February 03, 2009

Fraud, Waste and Abuse

Hooray, contractors! Remember, kids: the free market is always more efficient than a government agency. So it's a good thing we out-sourced the most important national foreign policy initiatives in a generation.

After five years of investigations and 250,000 pages of audits, Stuart W. Bowen Jr. wishes he could say that the $50 billion cost of the U.S. reconstruction effort in Iraq was money accounted for and well spent.

"But that's just not happened," Bowen said.

Instead, the largest single-country relief and reconstruction project in U.S. history -- most of it done by private U.S. contractors -- was full of wasted funds, fraud and a lack of accountability under what Bowen, the congressionally mandated special inspector general for Iraq reconstruction, calls an "ad hoc-racy" of lax or nonexistent government planning and supervision.

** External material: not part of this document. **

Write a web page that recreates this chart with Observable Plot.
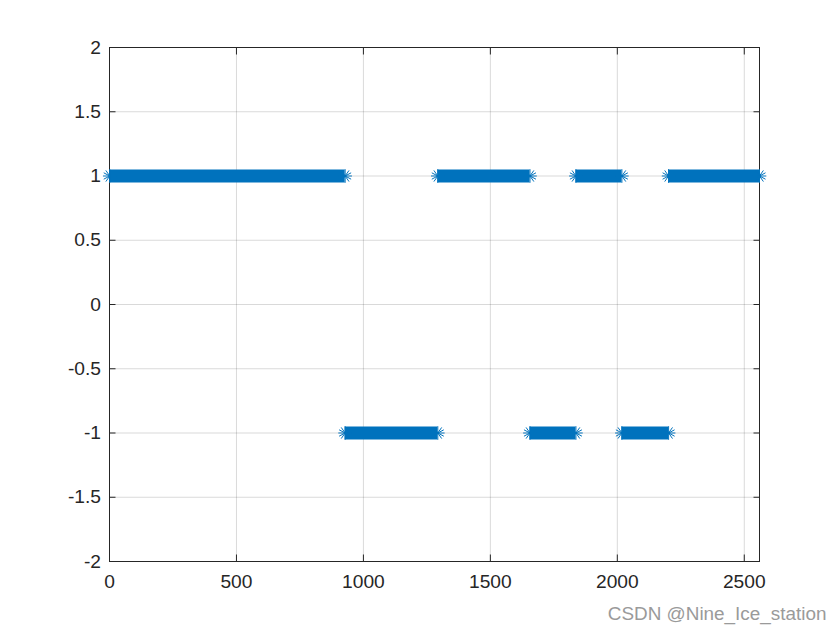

And despite the Iraq experience, he said, the United States is making many of the same mistakes again in Afghanistan, where U.S. reconstruction expenditures stand at more than $30 billion and counting.

"It's too late to do the structural part and make it quickly applicable to Afghanistan," Bowen said in an interview last week. None of the substantive changes in oversight, contracting and reconstruction planning or personnel assignments that Congress, auditors and outside experts proposed as the Iraq debacle unfolded has been implemented in Afghanistan.